このように、k-means法は非常に直感的であり、実用的な手法です。さらに、クラスタ数kを変えることで、異なる視点からデータを分析することができます。
k-means法の課題
k-means法にはいくつかの課題も存在します。
- クラスタ数kの選定: 適切なクラスタ数を選ぶのは容易ではありません。kが多すぎると、クラスタリングが過剰に細分化されてしまい、少なすぎると重要な情報が失われる可能性があります。
- 初期化の影響: 初期化によって最終的なクラスタリングの結果が変わることがあります。このため、異なる初期化を試み、最適な結果を選ぶ必要があります。
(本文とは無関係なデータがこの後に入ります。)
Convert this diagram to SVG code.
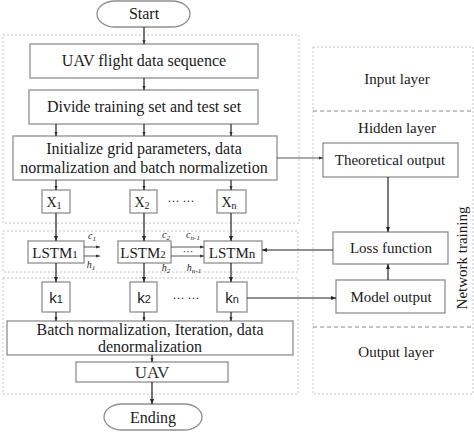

- 球状クラスタへの偏り: k-means法は、データを球状のクラスタに分割することを前提としているため、非球状のデータには適さない場合があります。
これらの課題を理解し、適切に対処することで、k-means法を効果的に活用することができます。
k-means法の応用
k-means法は多くの分野で広く使われています。その一部を見てみましょう。
マーケティング
k-means法は、顧客データのセグメンテーションに非常に有効です。顧客の購買行動や興味を基にクラスタリングを行い、各クラスタに対して個別のマーケティング戦略を展開することで、売上の向上や顧客満足度の向上につなげることができます。
画像処理
画像処理の分野でもk-means法は多用されています。例えば、画像内のピクセルをクラスタリングすることで、同じ色や明るさを持つ領域をグループ化し、画像のセグメンテーションを行うことができます。これにより、物体検出や画像の圧縮など、さまざまな応用が可能になります。
テキスト解析
テキストデータのクラスタリングにもk-means法が使われます。例えば、ニュース記事をクラスタリングすることで、同じテーマの記事をグループ化し、情報の整理や検索の効率化を図ることができます。
次回
今回は、クラスタリングの代表的な手法であるk-means法について解説しました。k-means法を使うことで、データを効率的にクラスタリングし、新たなパターンを発見することができます。次回は、第1章のまとめと理解度チェックを行い、これまで学んだ内容を振り返りながら理解を深めます。
まとめ
k-means法は、シンプルでありながら強力なクラスタリング手法であり、多くの分野で活用されています。クラスタ数kの選定や初期化の影響など、いくつかの課題はありますが、適切に扱うことで非常に有用な結果を得ることができます。これからのデータ解析や機械学習プロジェクトで、ぜひk-means法を試してみてください。
注釈
- エルボー法: クラスタ数を決定するための手法。クラスタ数を変化させたときのクラスタ内誤差の変化をグラフ化し、「肘(エルボー)」のように見える点で最適なクラスタ数を選ぶ。
- **シルエット係
数**: クラスタリングの品質を評価する指標。各データポイントがどれだけ適切にクラスタリングされているかを示す値。
- ダビエス・ボルディン指数: クラスタリングの評価指標の一つ。クラスタ間の分離度とクラスタ内の密集度を評価し、クラスタリングの質を数値で表す。